While my bread is rising I feel like talking about what I was thinking about while I was kneading. I was thinking about the “Keep Christ In Christmas” thing.
I think that as a friendly reminder to fellow Christians not to get caught up in the shopping, social obligations, travel and food to the point that they forget the spiritual core of this holiday (a word which came from “holy- day” by the way) it is a good thing.
However, having spent the first half of my life as an atheist, I have some suggestions about saying this to everyone else, or acting like the world stole Christmas from us- which, I realize, is easy to feel though only we do that to ourselves.
First of all before saying something, I try really hard to think of what I actually want to accomplish by saying it, what’s really going to happen from what I say, and how it will likely feel to the other person. I don’t always do this so well as I am hopelessly impulsive and I have strong convictions too. But I think it’s important to try.

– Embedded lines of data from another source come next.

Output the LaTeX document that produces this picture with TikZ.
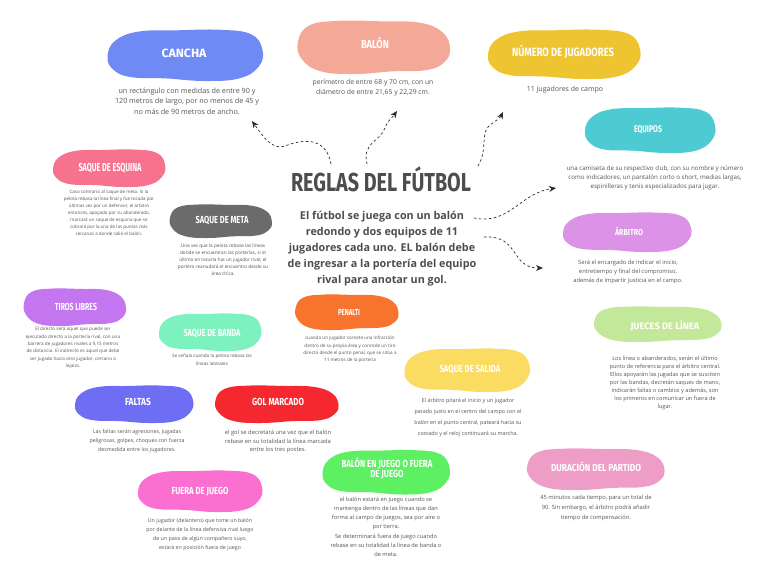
\documentclass[tikz,border=0pt]{standalone}
\usepackage{fontspec}
\usepackage{graphicx}
\usetikzlibrary{arrows.meta}
\setmainfont{Open Sans}
\newfontfamily\ttlfont{Fira Sans}
\definecolor{txt}{RGB}{85,85,85}
\definecolor{ttlc}{RGB}{77,77,77}
\definecolor{arrc}{RGB}{45,45,45}
\definecolor{cCancha}{RGB}{112,138,245}
\definecolor{cBalon}{RGB}{243,168,152}
\definecolor{cNumero}{RGB}{238,196,48}
\definecolor{cEquipos}{RGB}{78,202,210}
\definecolor{cEsquina}{RGB}{246,114,142}
\definecolor{cMeta}{RGB}{107,107,107}
\definecolor{cArbitro}{RGB}{220,146,230}
\definecolor{cTiros}{RGB}{196,118,240}
\definecolor{cBanda}{RGB}{126,242,190}
\definecolor{cPenalti}{RGB}{248,115,46}
\definecolor{cSalida}{RGB}{250,220,98}
\definecolor{cJueces}{RGB}{196,232,154}
\definecolor{cFaltas}{RGB}{110,110,245}
\definecolor{cGol}{RGB}{244,40,46}
\definecolor{cJuego}{RGB}{94,240,99}
\definecolor{cDuracion}{RGB}{238,158,198}
\definecolor{cFuera}{RGB}{251,111,208}
\newcommand\TT[3]{\resizebox{#2pt}{\height}{\fontsize{#1}{#1}\selectfont #3}}
\newcommand\FS[2]{\fontsize{#1}{#2}\selectfont}
\newcommand\blob[6][1]{%
  \begin{scope}[shift={(#2,#3)},xscale=#1*#4/2,yscale=#5/2]
    \fill[#6] plot[smooth cycle,tension=0.7] coordinates {(-1.0,0.05) (-0.9,-0.55) (-0.6,-0.9) (-0.1,-0.95) (0.45,-0.97) (0.85,-0.8) (1.0,-0.2) (0.95,0.45) (0.7,0.9) (0.25,1.0) (-0.25,0.9) (-0.7,0.85) (-0.93,0.55)};
  \end{scope}}
\tikzset{
  ttl/.style={text=white, font=\ttlfont\bfseries, inner sep=0pt, anchor=base},
  desc/.style={text=txt, align=center, inner sep=0pt, anchor=north},
  arr/.style={draw=arrc, line width=0.7pt, dash pattern=on 2.5pt off 2.5pt, -{Stealth[length=7pt,width=6pt]}},
}
\begin{document}
\begin{tikzpicture}[x=1pt,y=-1pt]
\useasboundingbox (0,0) rectangle (768,576);
\fill[white] (0,0) rectangle (768,576);

% blobs
\blob{185}{55}{155}{52}{cCancha}
\blob[-1]{374}{47}{152}{54}{cBalon}
\blob{564}{54}{152}{50}{cNumero}
\blob{650}{130}{130}{46}{cEquipos}
\blob{109}{168}{112}{38}{cEsquina}
\blob[-1]{221}{221}{102}{34}{cMeta}
\blob{627}{232}{128}{40}{cArbitro}
\blob[-1]{75}{307}{102}{38}{cTiros}
\blob{210}{332}{102}{38}{cBanda}
\blob[-1]{347}{312}{103}{36}{cPenalti}
\blob{467}{370}{125}{44}{cSalida}
\blob[-1]{658}{324}{127}{36}{cJueces}
\blob{134}{404}{118}{38}{cFaltas}
\blob[-1]{277}{404}{123}{38}{cGol}
\blob{386}{472}{127}{45}{cJuego}
\blob[-1]{596}{469}{137}{42}{cDuracion}
\blob{200}{491}{124}{42}{cFuera}

% titles
\node[ttl] (cancha) at (184,57.2) {\TT{12}{45}{CANCHA}};
\node[ttl] (balon) at (375,48) {\TT{11.6}{28}{BALÓN}};
\node[ttl] (numero) at (563,56.2) {\TT{12}{102}{NÚMERO DE JUGADORES}};
\node[ttl] (equipos) at (648,132.3) {\TT{9.7}{28}{EQUIPOS}};
\node[ttl] (esquina) at (110,171) {\TT{11.6}{63}{SAQUE DE ESQUINA}};
\node[ttl] (meta) at (222,223.5) {\TT{10.2}{53}{SAQUE DE META}};
\node[ttl] (arbitro) at (629,235) {\TT{8.7}{28}{ÁRBITRO}};
\node[ttl] (tiros) at (76,310.5) {\TT{10.2}{42}{TIROS LIBRES}};
\node[ttl] (banda) at (212,336.5) {\TT{10.2}{57}{SAQUE DE BANDA}};
\node[ttl] (penalti) at (349,315) {\TT{8.7}{22}{PENALTI}};
\node[ttl] (salida) at (470,372.5) {\TT{10.2}{61}{SAQUE DE SALIDA}};
\node[ttl] (jueces) at (665,329.2) {\TT{9.4}{69}{JUECES DE LÍNEA}};
\node[ttl] (faltas) at (138,405.5) {\TT{10.2}{26}{FALTAS}};
\node[ttl] (gol) at (278,405.5) {\TT{10.2}{52}{GOL MARCADO}};
\node[ttl, anchor=center, align=center] (juego) at (387,469) {\TT{10.2}{91}{\begin{tabular}{@{}c@{}}BALÓN EN JUEGO O FUERA\\[-1pt] DE JUEGO\end{tabular}}};
\node[ttl] (duracion) at (596,471.5) {\TT{10.2}{90}{DURACIÓN DEL PARTIDO}};
\node[ttl] (fuera) at (200,494.5) {\TT{10.2}{57}{FUERA DE JUEGO}};

% main title & paragraph
\node[inner sep=0pt, anchor=base, text=ttlc, font=\ttlfont\bfseries] (titulo) at (381,191) {\TT{26}{180}{REGLAS DEL FÚTBOL}};
\node[desc, text=ttlc, font=\bfseries\FS{10.8}{16}] (intro) at (382,211) {El fútbol se juega con un balón\\redondo y dos equipos de 11\\jugadores cada uno. EL balón debe\\de ingresar a la portería del equipo\\rival para anotar un gol.};

% descriptions
\node[desc, font=\FS{7.2}{10.3}] (canchaD) at (187,87.7) {un rectángulo con medidas de entre 90 y\\120 metros de largo, por no menos de 45 y\\no más de 90 metros de ancho.};
\node[desc, font=\FS{6.8}{10}] (balonD) at (373,78.9) {perímetro de entre 68 y 70 cm, con un\\diámetro de entre 21,65 y 22,29 cm.};
\node[desc, font=\FS{7}{9}] (numeroD) at (565,85.8) {11 jugadores de campo};
\node[desc, font=\FS{6.2}{9}] (equiposD) at (655,166) {una camiseta de su respectivo club, con su nombre y número\\como indicadores, un pantalón corto o short, medias largas,\\espinilleras y tenis especializados para jugar.};
\node[desc, font=\FS{4.5}{6.9}] (esquinaD) at (109,190) {Caso contrario al saque de meta. Si la\\pelota rebasa la línea final y fue tocada por\\últimas vez por un defensor, el árbitro\\entonces, apoyado por su abanderado,\\marcará un saque de esquina que se\\cobrará por la una de las puntas más\\cercanas a donde salió el balón.};
\node[desc, font=\FS{4.7}{7}] (metaD) at (223,244) {Una vez que la pelota rebase las líneas\\donde se encuentran las porterías, si el\\último en tocarla fue un jugador rival, el\\portero reanudará el encuentro desde su\\área chica.};
\node[desc, font=\FS{5.8}{9}] (arbitroD) at (628,260.3) {Será el encargado de indicar el inicio,\\entretiempo y final del compromiso,\\además de impartir justicia en el campo.};
\node[desc, font=\FS{4.6}{7.4}] (tirosD) at (73,327) {El directo será aquel que puede ser\\ejecutado directo a la portería rival, con una\\barrera de jugadores rivales a 9,15 metros\\de distancia. El indirecto es aquel que debe\\ser jugado hacia otro jugador, cercano o\\lejano.};
\node[desc, font=\FS{4.6}{7.3}] (bandaD) at (212,354) {Se señala cuando la pelota rebasa las\\líneas laterales};
\node[desc, font=\FS{4.6}{7.3}] (penaltiD) at (350,336) {cuando un jugador comete una infracción\\dentro de su propia área y concede un tiro\\directo desde el punto penal, que se sitúa a\\11 metros de la portería};
\node[desc, font=\FS{5.4}{11}] (salidaD) at (468,398.5) {El árbitro pitará el inicio y un jugador\\parado justo en el centro del campo con el\\balón en el punto central, pateará hacia su\\costado y el reloj continuará su marcha.};
\node[desc, font=\FS{5.6}{8}] (juecesD) at (665,356) {Los línea o abanderados, serán el último\\punto de referencia para el árbitro central.\\Ellos apoyarán las jugadas que se susciten\\por las bandas, decretán saques de mano,\\indicarán faltas o cambios y además, son\\los primeros en comunicar un fuera de\\lugar.};
\node[desc, font=\FS{5.3}{9}] (faltasD) at (137,429.5) {Las faltas serán agresiones, jugadas\\peligrosas, golpes, choques con fuerza\\desmedida entre los jugadores.};
\node[desc, font=\FS{5.8}{8.5}] (golD) at (278,430) {el gol se decretará una vez que el balón\\rebase en su totalidad la línea marcada\\entre los tres postes.};
\node[desc, font=\FS{5.7}{9.3}] (juegoD) at (386,496.5) {el balón estará en juego cuando se\\mantenga dentro de las líneas que dan\\forma al campo de juegos, sea por aire o\\por tierra.\\Se determinará fuera de juego cuando\\rebase en su totalidad la línea de banda o\\de meta.};
\node[desc, font=\FS{5.8}{10}] (duracionD) at (596,495) {45 minutos cada tiempo, para un total de\\90. Sin embargo, el árbitro podrá añadir\\tiempo de compensación.};
\node[desc, font=\FS{5.3}{9}] (fueraD) at (200,518.5) {Un jugador (delantero) que tome un balón\\por delante de la línea defensiva rival luego\\de un pase de algún compañero suyo,\\estará en posición fuera de juego};

% connectors
\coordinate (s1) at (331,164);
\coordinate (e1) at (252,121);
\coordinate (s2) at (367,164);
\coordinate (e2) at (397,111);
\coordinate (s3) at (478,166);
\coordinate (e3) at (503,112);
\coordinate (s4) at (474,218);
\coordinate (e4) at (556,188);
\coordinate (s5) at (484,237);
\coordinate (e5) at (543,268);
\draw[arr] (s1) .. controls (326,135) and (300,140) .. (285,146) .. controls (272,151) and (262,135) .. (e1);
\draw[arr] (s2) .. controls (362,142) and (380,142) .. (385,128) .. controls (388,120) and (392,118) .. (e2);
\draw[arr] (s3) .. controls (488,150) and (480,132) .. (490,125) .. controls (497,120) and (500,118) .. (e3);
\draw[arr] (s4) .. controls (510,225) and (520,193) .. (e4);
\draw[arr] (s5) .. controls (520,235) and (510,268) .. (e5);
\end{tikzpicture}
\end{document}
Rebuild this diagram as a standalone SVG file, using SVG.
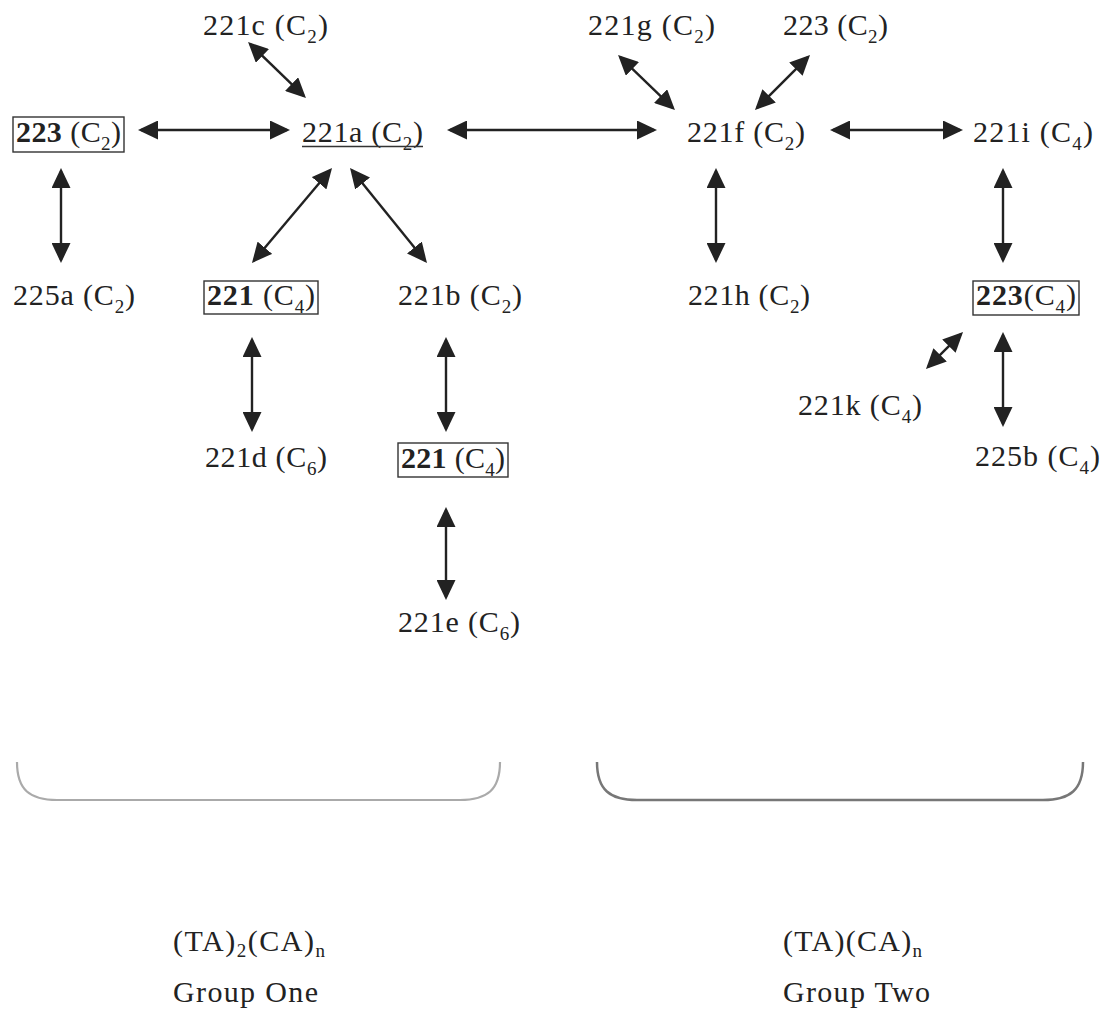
<svg xmlns="http://www.w3.org/2000/svg" width="1110" height="1012" viewBox="0 0 1110 1012">
<style>
  text { font-family: "Liberation Serif", "Times New Roman", serif; font-size: 30px; fill: #222; }
  .b { font-weight: bold; }
  .sub { font-size: 19px; }
  .box { fill: none; stroke: #333; stroke-width: 1.4; }
  .arr { stroke: #222; stroke-width: 2.4; fill: none; marker-start: url(#ah); marker-end: url(#ah); }
  .ul { stroke: #333; stroke-width: 1.4; }
</style>
<defs>
  <marker id="ah" markerUnits="userSpaceOnUse" markerWidth="20" markerHeight="19" viewBox="0 0 20 19" refX="17" refY="9.5" orient="auto-start-reverse">
    <path d="M0,0 L20,9.5 L0,19 z" fill="#222"/>
  </marker>
</defs>
<rect width="1110" height="1012" fill="#fff"/>

<g id="connectors">
  <line class="arr" x1="250.2" y1="44.1" x2="303.8" y2="95.9"/>
  <line class="arr" x1="141" y1="130" x2="287" y2="130"/>
  <line class="arr" x1="450" y1="130" x2="654" y2="130"/>
  <line class="arr" x1="833" y1="130" x2="960" y2="130"/>
  <line class="arr" x1="620.2" y1="57.1" x2="672.8" y2="107.9"/>
  <line class="arr" x1="807.9" y1="57.1" x2="757.1" y2="107.9"/>
  <line class="arr" x1="61" y1="171" x2="61" y2="260"/>
  <line class="arr" x1="330.1" y1="170.3" x2="253.9" y2="260.7"/>
  <line class="arr" x1="351.9" y1="170.3" x2="425.1" y2="260.7"/>
  <line class="arr" x1="716" y1="171" x2="716" y2="260"/>
  <line class="arr" x1="1003" y1="171" x2="1003" y2="260"/>
  <line class="arr" x1="252" y1="340" x2="252" y2="429"/>
  <line class="arr" x1="446" y1="340" x2="446" y2="429"/>
  <line class="arr" x1="446" y1="510" x2="446" y2="597"/>
  <line class="arr" x1="1003" y1="335" x2="1003" y2="424"/>
  <line class="arr" x1="960.9" y1="334.1" x2="928.1" y2="366.9"/>
</g>

<g id="n221c"><text x="203" y="35" textLength="125" lengthAdjust="spacing">221c (C<tspan class="sub" dy="8">2</tspan><tspan dy="-8">)</tspan></text></g>
<g id="n221g"><text x="588" y="35" textLength="127" lengthAdjust="spacing">221g (C<tspan class="sub" dy="8">2</tspan><tspan dy="-8">)</tspan></text></g>
<g id="n223top"><text x="783" y="35" textLength="105" lengthAdjust="spacing">223 (C<tspan class="sub" dy="8">2</tspan><tspan dy="-8">)</tspan></text></g>

<g id="n223left">
  <rect class="box" x="13" y="117" width="111" height="35"/>
  <text x="16" y="142" textLength="105" lengthAdjust="spacing"><tspan class="b">223</tspan> (C<tspan class="sub" dy="8">2</tspan><tspan dy="-8">)</tspan></text>
</g>
<g id="n221a">
  <text x="302" y="142" textLength="121" lengthAdjust="spacing">221a (C<tspan class="sub" dy="8">2</tspan><tspan dy="-8">)</tspan></text>
  <line class="ul" x1="302" y1="146.5" x2="423" y2="146.5"/>
</g>
<g id="n221f"><text x="687" y="142" textLength="118" lengthAdjust="spacing">221f (C<tspan class="sub" dy="8">2</tspan><tspan dy="-8">)</tspan></text></g>
<g id="n221i"><text x="973" y="142" textLength="120" lengthAdjust="spacing">221i (C<tspan class="sub" dy="8">4</tspan><tspan dy="-8">)</tspan></text></g>

<g id="n225a"><text x="13" y="305" textLength="122" lengthAdjust="spacing">225a (C<tspan class="sub" dy="8">2</tspan><tspan dy="-8">)</tspan></text></g>
<g id="n221box1">
  <rect class="box" x="204" y="281" width="114" height="33"/>
  <text x="207" y="305" textLength="108" lengthAdjust="spacing"><tspan class="b">221</tspan> (C<tspan class="sub" dy="8">4</tspan><tspan dy="-8">)</tspan></text>
</g>
<g id="n221b"><text x="398" y="305" textLength="124" lengthAdjust="spacing">221b (C<tspan class="sub" dy="8">2</tspan><tspan dy="-8">)</tspan></text></g>
<g id="n221h"><text x="688" y="305" textLength="122" lengthAdjust="spacing">221h (C<tspan class="sub" dy="8">2</tspan><tspan dy="-8">)</tspan></text></g>
<g id="n223box">
  <rect class="box" x="973" y="281" width="106" height="34"/>
  <text x="976" y="305" textLength="100" lengthAdjust="spacing"><tspan class="b">223</tspan>(C<tspan class="sub" dy="8">4</tspan><tspan dy="-8">)</tspan></text>
</g>

<g id="n221k"><text x="798" y="415" textLength="124" lengthAdjust="spacing">221k (C<tspan class="sub" dy="8">4</tspan><tspan dy="-8">)</tspan></text></g>
<g id="n221d"><text x="205" y="467" textLength="122" lengthAdjust="spacing">221d (C<tspan class="sub" dy="8">6</tspan><tspan dy="-8">)</tspan></text></g>
<g id="n221box2">
  <rect class="box" x="398" y="443" width="110" height="34"/>
  <text x="401" y="468" textLength="104" lengthAdjust="spacing"><tspan class="b">221</tspan> (C<tspan class="sub" dy="8">4</tspan><tspan dy="-8">)</tspan></text>
</g>
<g id="n225b"><text x="975" y="466" textLength="125" lengthAdjust="spacing">225b (C<tspan class="sub" dy="8">4</tspan><tspan dy="-8">)</tspan></text></g>
<g id="n221e"><text x="398" y="632" textLength="122" lengthAdjust="spacing">221e (C<tspan class="sub" dy="8">6</tspan><tspan dy="-8">)</tspan></text></g>

<g id="groupOne">
  <path d="M17,762 C17,790 30,800 57,800 L460,800 C487,800 500,790 500,762" fill="none" stroke="#aaa" stroke-width="2.2"/>
  <text x="173" y="951" textLength="152" lengthAdjust="spacing">(TA)<tspan class="sub" dy="6">2</tspan><tspan dy="-6">(CA)</tspan><tspan class="sub" dy="6">n</tspan></text>
  <text x="173" y="1002" textLength="145" lengthAdjust="spacing">Group One</text>
</g>
<g id="groupTwo">
  <path d="M597,762 C597,790 610,800 637,800 L1043,800 C1070,800 1083,790 1083,762" fill="none" stroke="#777" stroke-width="2.5"/>
  <text x="783" y="951" textLength="139" lengthAdjust="spacing">(TA)(CA)<tspan class="sub" dy="6">n</tspan></text>
  <text x="783" y="1002" textLength="147" lengthAdjust="spacing">Group Two</text>
</g>
</svg>
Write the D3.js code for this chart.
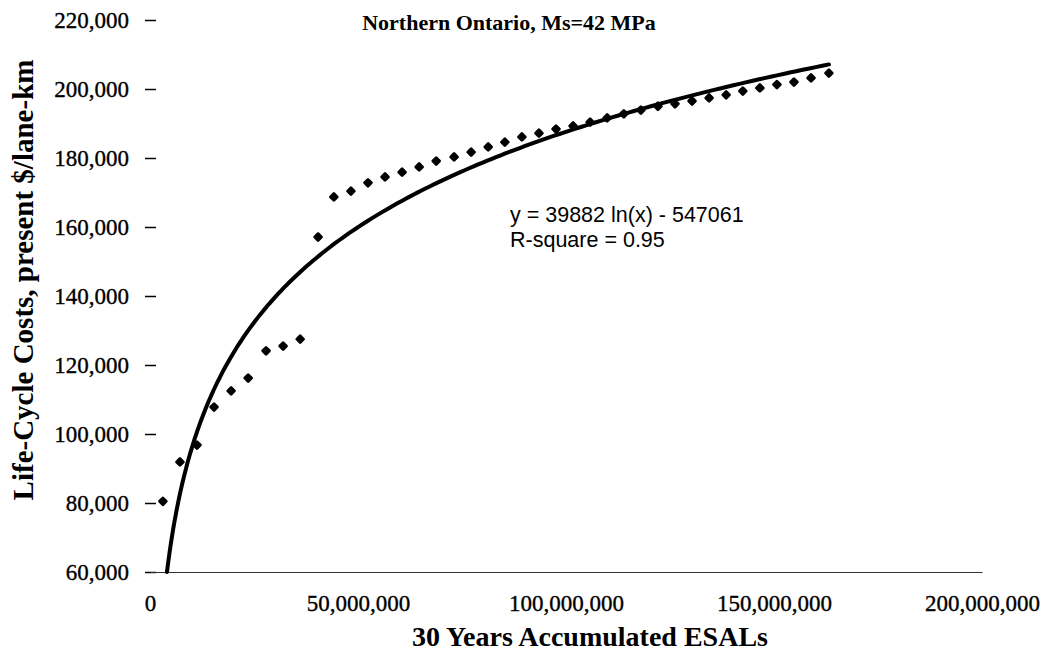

I probably would have become interested in Jesus a lot earlier in life if it had not been for negative experiences with Christians, ranging from mildly annoying to absolutely offensive.
Judgmental, hurtful, disrespectful talk, and callous attitudes were the main repellants for me.
I don’t think it’s all that bad to say, “keep Christ in Christmas.” But to an unbeliever or someone from another faith that doesn’t sound the way you wish it did.
First of all there is a lot of cross- cultural and inter-religious influence in our current celebrations of Christmas that weren’t even originally about Jesus, to begin with, necessarily. For me that argument doesn’t matter one bit. But it is understandable that it is a comeback for non Christians when they feel unhelpfully disapproved of about Christmas.
I do believe, as Pope Benedict said in his Christmas message of 2011, that it is important for us to retain the profound simplicity of Christmas: the humility of Christ, the remembrance of the great mystery of our Faith, which is the Incarnation, and not to get stuck in the “false glitter.”
I never have trouble getting stuck in the false glitter. I have trouble with the stress and obligations. I’m not very good at that stuff. So it freaks me out.
I say, let the world have the materialism, the obligations, the stress, and all the glitter and lights it wants. I will keep Jesus on that silent night.
I don’t think there is anything wrong with unbelievers exchanging presents and having Christmas trees, or with us doing that either.
Why don’t we each take what enhances the meaning of the Solemnity of the Nativity for each of us, and leave the rest to others if they want it?
I think when we say things to non Christians like that if they don’t want Jesus, then they shouldn’t celebrate, is counter productive.
I think indignantly saying, “Keep Christ in Christmas,” to an unbelieving world, is just confirming its’ negative impressions of us as judgmental, pushy people who don’t care what others might think or feel or believe.
This sort of thing never brought anyone to the love of Jesus.
I think we give Christ best when we do our best to act like Him. Let’s just do that. What a Christmas that would be. And every church would be full.